Claudia Kiefer | Café Sehnsucht, Cologne
Photo : Alain Barbero | Texte : Claudia Kiefer | Traduction : Sylvie Barbero-Vibet
Entre ici et là, dans le train de Heidelberg à Cologne, je flotte librement, les elfes sont assis dans les parois des falaises de schiste. J’ai failli rater la Lorelei à force de rêver, je m’étais fiée à l’annonce dans le train, mais ce n’est pas la mer ici.
Cologne sur le Rhin, un quart de jour plus tard. Là, un chemin : passer devant une tour de télévision, des terrains de football, des murs de béton, des parcs. S’arrêter près d’un étang aux nénuphars.
La ville se souvient de moi, certainement. Des autocollants sont collés sur les repères. Reconnaissance faciale. Empreintes de pas sur le pont. Et voilà… la vie !
Sous la canopée des arbres géants, je respire. Le soleil dessine des figures de feuilles sur le bras nu. Des tatouages. Je ferme les yeux. KOMOREBI*.
Birds don’t fly, à nouveau la chanson me trotte dans la tête, je chante I lost my shoes, I’m moving still*.

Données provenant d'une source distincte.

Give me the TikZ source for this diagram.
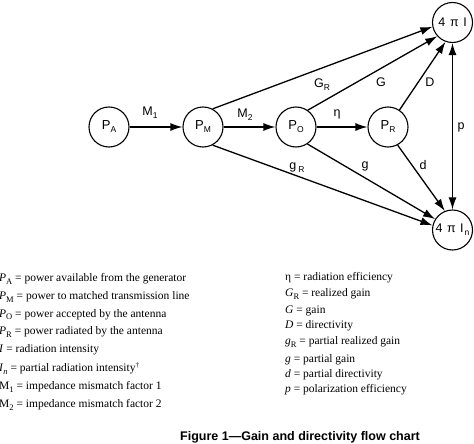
\documentclass[tikz,border=0pt]{standalone}
\usepackage{fontspec}
\setmainfont{Liberation Serif}
\setsansfont{Liberation Sans}
\usetikzlibrary{arrows.meta}
\newcommand{\dsub}[1]{\raisebox{-3pt}{\fontsize{8.5}{8.5}\selectfont #1}}
\newcommand{\lsub}[1]{\raisebox{-2.5pt}{\fontsize{8.5}{8.5}\selectfont #1}}
\begin{document}
\begin{tikzpicture}[x=1pt,y=-1pt,
 state/.style={circle,draw,line width=1.1pt,minimum size=40pt,inner sep=0pt,font=\sffamily\fontsize{13}{13}\selectfont},
 arr/.style={line width=1.3pt,-{Latex[length=12pt,width=8pt]}},
 darr/.style={line width=1.3pt,{Latex[length=12pt,width=8pt]}-{Latex[length=12pt,width=8pt]}},
 lbl/.style={font=\sffamily\fontsize{12.5}{12.5}\selectfont,inner sep=0pt},
 leg/.style={anchor=base west,inner sep=0pt,font=\fontsize{11.5}{11.5}\selectfont},
 captxt/.style={anchor=base,inner sep=0pt,font=\sffamily\bfseries\fontsize{12.5}{12.5}\selectfont},
]
\useasboundingbox (0,0) rectangle (474,444);
\node[state] (PA) at (109,127) {P\dsub{A}};
\node[state] (PM) at (203,127) {P\dsub{M}};
\node[state] (PO) at (296,127) {P\dsub{O}};
\node[state] (PR) at (388,127) {P\dsub{R}};
\node[state,font=\sffamily\fontsize{12.5}{12.5}\selectfont] (I) at (452.5,22.5) {4\hspace{1.5pt} π\hspace{1pt} I};
\node[state,font=\sffamily\fontsize{12.5}{12.5}\selectfont] (In) at (452.5,230) {4\hspace{1pt} π\hspace{1pt} I\hspace{1pt}\dsub{n}};

\draw[arr] (PA) -- (PM);
\draw[arr] (PM) -- (PO);
\draw[arr] (PO) -- (PR);
\draw[arr] (PM.62) -- (I.192);
\draw[arr] (PO.55) -- (I.222);
\draw[arr] (PR.56) -- (I.250);
\draw[arr] (PM.-62) -- (In.167);
\draw[arr] (PO.-56) -- (In.148);
\draw[arr] (PR.-62) -- (In.112);
\draw[darr] (I) -- (In);

\node[lbl] (lM1) at (150,113) {M\dsub{1}};
\node[lbl] (lM2) at (245,115) {M\dsub{2}};
\node[lbl] (leta) at (337,114) {η};
\node[lbl] (lGR) at (322,85) {G\dsub{R}};
\node[lbl] (lG) at (381,82) {G};
\node[lbl] (lD) at (430,82) {D};
\node[lbl] (lp) at (461,127) {p};
\node[lbl] (lgR) at (297,168) {g\,\dsub{R}};
\node[lbl] (lg) at (365,166) {g};
\node[lbl] (ld) at (423,165) {d};

\node[leg] (a1) at (-1,281.5) {\textit{P}\lsub{A} = power available from the generator};
\node[leg] (a2) at (-1,299.5) {\textit{P}\lsub{M} = power to matched transmission line};
\node[leg] (a3) at (-1,317) {\textit{P}\lsub{O} = power accepted by the antenna};
\node[leg] (a4) at (-1,334.5) {\textit{P}\lsub{R} = power radiated by the antenna};
\node[leg] (a5) at (-1,352.5) {\textit{I} = radiation intensity};
\node[leg] (a6) at (-1,371.5) {\textit{I}\lsub{\textit{n}} = partial radiation intensity\raisebox{4pt}{\fontsize{7}{7}\selectfont †}};
\node[leg] (a7) at (-1,389.5) {M\lsub{1} = impedance mismatch factor 1};
\node[leg] (a8) at (-1,407.5) {M\lsub{2} = impedance mismatch factor 2};

\node[leg] (b1) at (285,280.5) {η = radiation efficiency};
\node[leg] (b2) at (285,296.5) {\textit{G}\lsub{R} = realized gain};
\node[leg] (b3) at (285,313.5) {\textit{G} = gain};
\node[leg] (b4) at (285,328.5) {\textit{D} = directivity};
\node[leg] (b5) at (285,344.5) {\textit{g}\lsub{R} = partial realized gain};
\node[leg] (b6) at (285,362.5) {\textit{g} = partial gain};
\node[leg] (b7) at (285,377.5) {\textit{d} = partial directivity};
\node[leg] (b8) at (285,392.5) {\textit{p} = polarization efficiency};

\node[captxt] (caption) at (300,440.5) {Figure 1—Gain and directivity flow chart};
\end{tikzpicture}
\end{document}
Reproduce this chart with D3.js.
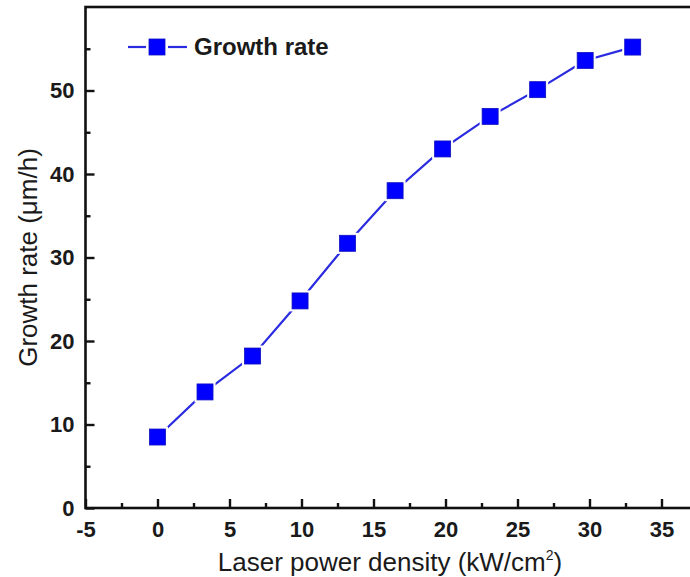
<!DOCTYPE html>
<html>
<head>
<meta charset="utf-8">
<script src="https://cdn.jsdelivr.net/npm/d3@7"></script>
<style>
  html, body { margin: 0; padding: 0; background: #ffffff; }
  svg { display: block; font-family: "Liberation Sans", Arial, sans-serif; }
</style>
</head>
<body>
<svg id="chart" width="690" height="577"></svg>
<script>
// Laser power density (kW/cm^2) and measured growth rate (µm/h)
const powerDensity = [0, 3.3, 6.6, 9.9, 13.2, 16.5, 19.8, 23.1, 26.4, 29.7, 33.0];
const growthRate   = [8.5, 13.9, 18.2, 24.8, 31.7, 38.0, 43.0, 46.9, 50.1, 53.6, 55.2];
const xMajorTicks  = [-5, 0, 5, 10, 15, 20, 25, 30, 35];
const yMajorTicks  = [0, 10, 20, 30, 40, 50];
const seriesName   = "Growth rate";

const svg = d3.select("#chart");

const x = d3.scaleLinear().domain([-5, 40]).range([85.5, 733.5]);
const y = d3.scaleLinear().domain([0, 60]).range([508, 7]);

const blue = "#0000ff";
const lineBlue = "#2a2ae0";
const ink = "#1a1a1a";
const plainNum = d => String(d); // ASCII hyphen for negatives

// plot frame (right side runs past the canvas edge)
svg.append("rect")
  .attr("x", x(-5)).attr("y", y(60))
  .attr("width", x(40) - x(-5)).attr("height", y(0) - y(60))
  .attr("fill", "none").attr("stroke", "#111").attr("stroke-width", 2.6);

// x axis: inward ticks, major every 5, minor every 2.5
const xAxis = d3.axisBottom(x).tickValues(xMajorTicks).tickSize(-9).tickPadding(13)
  .tickFormat(plainNum);
const gx = svg.append("g").attr("transform", `translate(0,${y(0)})`).call(xAxis);
gx.select(".domain").remove();
gx.selectAll(".tick line").attr("stroke", "#111").attr("stroke-width", 2.4);
gx.selectAll(".tick text").attr("fill", ink).attr("font-size", 22).attr("font-weight", "bold");
const xMinor = d3.axisBottom(x).tickValues(d3.range(-2.5, 40, 5)).tickSize(-5).tickFormat("");
const gxm = svg.append("g").attr("transform", `translate(0,${y(0)})`).call(xMinor);
gxm.select(".domain").remove();
gxm.selectAll(".tick line").attr("stroke", "#111").attr("stroke-width", 2.4);

// y axis
const yAxis = d3.axisLeft(y).tickValues(yMajorTicks).tickSize(-9).tickPadding(11)
  .tickFormat(plainNum);
const gy = svg.append("g").attr("transform", `translate(${x(-5)},0)`).call(yAxis);
gy.select(".domain").remove();
gy.selectAll(".tick line").attr("stroke", "#111").attr("stroke-width", 2.4);
gy.selectAll(".tick text").attr("fill", ink).attr("font-size", 22).attr("font-weight", "bold");
const yMinor = d3.axisLeft(y).tickValues(d3.range(5, 60, 10)).tickSize(-5).tickFormat("");
const gym = svg.append("g").attr("transform", `translate(${x(-5)},0)`).call(yMinor);
gym.select(".domain").remove();
gym.selectAll(".tick line").attr("stroke", "#111").attr("stroke-width", 2.4);

// axis titles
const xt = svg.append("text")
  .attr("x", 390).attr("y", 571).attr("text-anchor", "middle")
  .attr("font-size", 26).attr("fill", ink);
xt.append("tspan").text("Laser power density (kW/cm");
xt.append("tspan").attr("font-size", 14).attr("dy", -11).text("2");
xt.append("tspan").attr("dy", 11).text(")");

svg.append("text")
  .attr("transform", `translate(37,${(y(0) + y(60)) / 2}) rotate(-90)`)
  .attr("text-anchor", "middle").attr("font-size", 26).attr("fill", ink)
  .text("Growth rate (\u03bcm/h)");

// data line and square markers
const pts = powerDensity.map((d, i) => [d, growthRate[i]]);
const line = d3.line().x(d => x(d[0])).y(d => y(d[1]));
svg.append("path").datum(pts)
  .attr("d", line).attr("fill", "none")
  .attr("stroke", lineBlue).attr("stroke-width", 2.2);

const ms = 16;
svg.append("g").selectAll("rect").data(pts).join("rect")
  .attr("x", d => x(d[0]) - ms / 2).attr("y", d => y(d[1]) - ms / 2)
  .attr("width", ms).attr("height", ms)
  .attr("fill", "#ffffff").attr("stroke", "#ffffff").attr("stroke-width", 5);
svg.append("g").selectAll("rect").data(pts).join("rect")
  .attr("x", d => x(d[0]) - ms / 2).attr("y", d => y(d[1]) - ms / 2)
  .attr("width", ms).attr("height", ms)
  .attr("fill", blue).attr("stroke", "#1010c0").attr("stroke-width", 0.8);

// legend
const lg = svg.append("g").attr("transform", "translate(157,47)");
lg.append("line").attr("x1", -29).attr("x2", -11).attr("stroke", lineBlue).attr("stroke-width", 2.2);
lg.append("line").attr("x1", 11).attr("x2", 30).attr("stroke", lineBlue).attr("stroke-width", 2.2);
lg.append("rect").attr("x", -8).attr("y", -8).attr("width", 16).attr("height", 16)
  .attr("fill", blue).attr("stroke", "#1010c0").attr("stroke-width", 0.8);
lg.append("text").attr("x", 37).attr("y", 8).attr("font-size", 24).attr("font-weight", "bold")
  .attr("fill", ink).text(seriesName);
</script>
</body>
</html>
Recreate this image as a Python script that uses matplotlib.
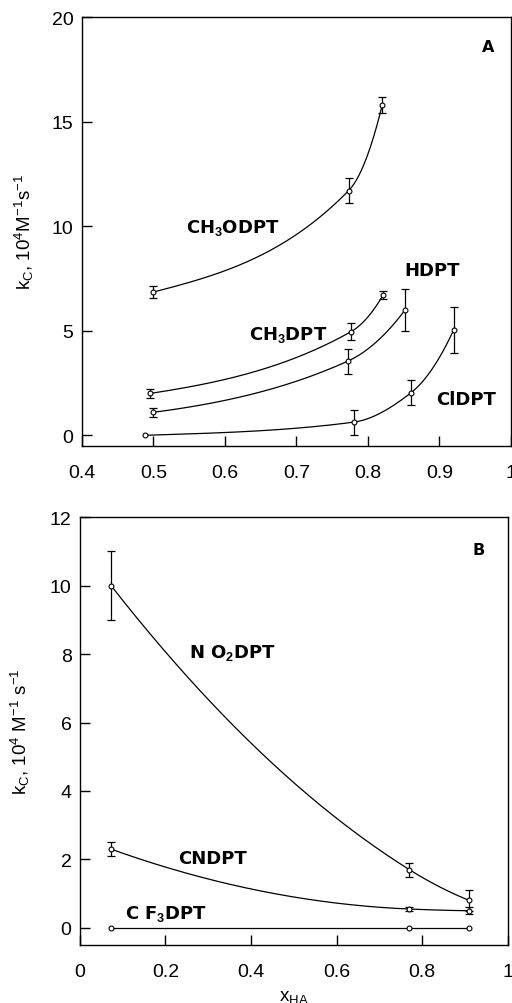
import numpy as np
import matplotlib
matplotlib.use("Agg")
import matplotlib.pyplot as plt

plt.rcParams['font.family'] = ['Liberation Sans', 'DejaVu Sans']
plt.rcParams['mathtext.fontset'] = 'custom'
plt.rcParams['mathtext.rm'] = 'Liberation Sans'
plt.rcParams['mathtext.it'] = 'Liberation Sans'
plt.rcParams['mathtext.bf'] = 'Liberation Sans:bold'

# ---------------- Data: panel A ----------------
x_ch3o = [0.500, 0.773, 0.820]
y_ch3o = [6.85, 11.7, 15.8]
e_ch3o = [0.30, 0.60, 0.40]

x_ch3 = [0.495, 0.776, 0.821]
y_ch3 = [2.00, 4.95, 6.70]
e_ch3 = [0.20, 0.40, 0.20]

x_h = [0.500, 0.772, 0.852]
y_h = [1.10, 3.55, 6.00]
e_h = [0.20, 0.60, 1.00]

x_cl = [0.488, 0.780, 0.860, 0.920]
y_cl = [0.00, 0.63, 2.03, 5.05]
e_cl = [0.00, 0.60, 0.60, 1.10]

xticks_a = [0.4, 0.5, 0.6, 0.7, 0.8, 0.9, 1.0]
xticklabels_a = ["0.4", "0.5", "0.6", "0.7", "0.8", "0.9", "1"]
yticks_a = [0, 5, 10, 15, 20]

# ---------------- Data: panel B ----------------
x_b = [0.073, 0.770, 0.910]
y_no2 = [10.0, 1.70, 0.80]
e_no2 = [1.00, 0.20, 0.30]
y_cn = [2.30, 0.55, 0.50]
e_cn = [0.20, 0.05, 0.10]
y_cf3 = [0.0, 0.0, 0.0]
e_cf3 = [0.0, 0.0, 0.0]

xticks_b = [0, 0.2, 0.4, 0.6, 0.8, 1.0]
xticklabels_b = ["0", "0.2", "0.4", "0.6", "0.8", "1"]
yticks_b = [0, 2, 4, 6, 8, 10, 12]


def smooth(x, y, n=300):
    """Monotone Hermite curve through the data points."""
    x = np.asarray(x, float)
    y = np.asarray(y, float)
    h = np.diff(x)
    d = np.diff(y) / h
    m = np.zeros_like(x)
    for i in range(1, len(x) - 1):
        if d[i - 1] * d[i] > 0:
            w1 = 2 * h[i] + h[i - 1]
            w2 = h[i] + 2 * h[i - 1]
            m[i] = (w1 + w2) / (w1 / d[i - 1] + w2 / d[i])
    for i, di, mi in [(0, d[0], m[1]), (len(x) - 1, d[-1], m[-2])]:
        e = 2 * di - mi
        if e * di < 0 or abs(e) < 0.5 * abs(di):
            e = 0.5 * di
        m[i] = e
    xs_all, ys_all = [], []
    for k in range(len(x) - 1):
        t = np.linspace(0, 1, n)
        h00 = 2 * t**3 - 3 * t**2 + 1
        h10 = t**3 - 2 * t**2 + t
        h01 = -2 * t**3 + 3 * t**2
        h11 = t**3 - t**2
        ys = h00 * y[k] + h10 * h[k] * m[k] + h01 * y[k + 1] + h11 * h[k] * m[k + 1]
        xs = x[k] + t * h[k]
        xs_all.append(xs)
        ys_all.append(ys)
    return np.concatenate(xs_all), np.concatenate(ys_all)


def draw_series(ax, x, y, e):
    x = np.asarray(x, float)
    y = np.asarray(y, float)
    e = np.asarray(e, float)
    xs, ys = smooth(x, y)
    ax.plot(xs, ys, color='k', lw=0.9, zorder=2)
    mask = e > 0
    if mask.any():
        ax.errorbar(x[mask], y[mask], yerr=e[mask], fmt='none', ecolor='k',
                    elinewidth=0.9, capsize=3, capthick=0.9, zorder=3)
    ax.plot(x, y, 'o', ms=3.5, mfc='white', mec='k', mew=0.8, zorder=4)


def style_axes(ax):
    for s in ax.spines.values():
        s.set_linewidth(1.0)
        s.set_color('k')
    ax.tick_params(direction='in', length=7, width=1.0, labelsize=14,
                   top=False, right=False)
    ax.tick_params(axis='x', pad=13)
    ax.tick_params(axis='y', pad=6)


fig = plt.figure(figsize=(5.12, 10.04), dpi=100)

lab = dict(fontfamily='DejaVu Sans', fontweight='bold', fontsize=13,
           ha='left', va='baseline')

# ---------------- Panel A ----------------
axA = fig.add_axes([0.160, 0.555, 0.838, 0.427])
draw_series(axA, x_ch3o, y_ch3o, e_ch3o)
draw_series(axA, x_ch3, y_ch3, e_ch3)
draw_series(axA, x_h, y_h, e_h)
draw_series(axA, x_cl, y_cl, e_cl)
axA.set_xlim(0.4, 1.0)
axA.set_ylim(-0.5, 20)
axA.set_xticks(xticks_a)
axA.set_xticklabels(xticklabels_a)
axA.set_yticks(yticks_a)
style_axes(axA)
axA.set_ylabel(r"k$_\mathrm{C}$, 10$^4$M$^{-1}$s$^{-1}$", fontsize=13.5)
axA.yaxis.set_label_coords(-0.107, 0.5)
axA.text(0.545, 9.7, r"CH$_\mathbf{3}$ODPT", **lab)
axA.text(0.851, 7.67, "HDPT", **lab)
axA.text(0.633, 4.62, r"CH$_\mathbf{3}$DPT", **lab)
axA.text(0.896, 1.48, "ClDPT", **lab)
axA.text(0.977, 18.4, "A", fontfamily='DejaVu Sans', fontweight='bold',
         fontsize=11.5, ha='right', va='baseline')

# ---------------- Panel B ----------------
axB = fig.add_axes([0.156, 0.0578, 0.836, 0.426])
draw_series(axB, x_b, y_no2, e_no2)
draw_series(axB, x_b, y_cn, e_cn)
draw_series(axB, x_b, y_cf3, e_cf3)
axB.set_xlim(0, 1.0)
axB.set_ylim(-0.5, 12)
axB.set_xticks(xticks_b)
axB.set_xticklabels(xticklabels_b)
axB.set_yticks(yticks_b)
style_axes(axB)
axB.set_ylabel(r"k$_\mathrm{C}$, 10$^4$ M$^{-1}$ s$^{-1}$", fontsize=13.5)
axB.yaxis.set_label_coords(-0.112, 0.5)
axB.set_xlabel(r"x$_\mathrm{HA}$", fontsize=13.5, va='top')
axB.xaxis.set_label_coords(0.5, -0.100)
axB.text(0.2547, 7.93, r"N O$_\mathbf{2}$DPT", **lab)
axB.text(0.2297, 1.90, "CNDPT", **lab)
axB.text(0.105, 0.28, r"C F$_\mathbf{3}$DPT", **lab)
axB.text(0.946, 10.92, "B", fontfamily='DejaVu Sans', fontweight='bold',
         fontsize=11.5, ha='right', va='baseline')

fig.savefig("out.png", dpi=100)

Soudain, devant moi, un arbre, cette beauté entre les maisons, je marche sur un tapis jaune de pollen.
Puis la localisation : Körnerstraße, Cologne-Ehrenfeld, en août.
Je suis là. Café Sehnsucht. Quelqu’un m’attend à une table près du vieux poêle, des carreaux à motifs bleus et blancs ornent le mur, une hélice est accrochée au plafond, les murs se présentent en bleu antique, une oie ressort amusée du cadre photo. Je pense à mes grands-parents et parle d’autrefois.
La gentille dame me demande ce que je souhaite. C’est comme si elle m’avait attendue. Elle porte sur son plateau légèreté et gentillesse. 1 x sourire. 2 x sourire. Écho. Une nature morte se dessine devant mes yeux, composée de fleurs fraîches et de café odorant.
*KOMOREBI : Le mot japonais Komorebi décrit la lumière du soleil qui dessine des ombres dansantes à travers le feuillage des arbres.
*Référence aux paroles de la chanson : Birds don’t fly de l’interprète Sweet Sweet Moon.
Interview de l’auteure
Que peut la littérature ?
Claudia Kiefer : Elle peut tout faire si elle le veut, sauver des gens, voire le monde, te rendre heureux, te serrer dans ses bras, t’inviter à prendre le thé. Mais elle peut tout aussi bien te mettre à la porte ou t’ébranler, te laisser sous la pluie ou prendre en charge tes rêves.
Mais surtout, elle peut jouer le rôle de médiatrice, de traductrice, elle peut aider à mieux se comprendre.
Quelle est l’importance des cafés pour toi ?
CK : Un café est pour moi le premier point de contact partout dans le monde, je connais cet endroit comme étant chaleureux et ouvert, un lieu de démocratie et de discussion, d’inspiration aussi, un lieu d’histoires et de rencontres, un lieu qui devrait être accessible à tous.
Un café correspond aussi pour moi à des souvenirs, des histoires familiales, mes grands-parents et arrière-grands-parents avaient une auberge de campagne près de Berlin.
Où te sens-tu chez toi ?
CK : C’est difficile à dire en une phrase, j’écrirai peut-être un jour un livre à ce sujet. La seule chose qui me vient spontanément à l’esprit est la chanson Home is where your heart is*…
*Référence aux paroles de la chanson : Home is where my heart is des interprètes d’Elvis Presley
BIO
Claudia Kiefer a grandi à Stendal et vit à Heidelberg depuis 2002. Elle est auteure et éditrice indépendante, curatrice, employée chez Springer Nature depuis 2005. Elle écrit en allemand et en anglais.
Son premier recueil de poèmes, Gezeiten, est paru en 2023 chez Prosodia – maison d’édition pour la musique et la littérature. Elle a également été publiée dans des anthologies chez Wunderhorn et Mikrotext.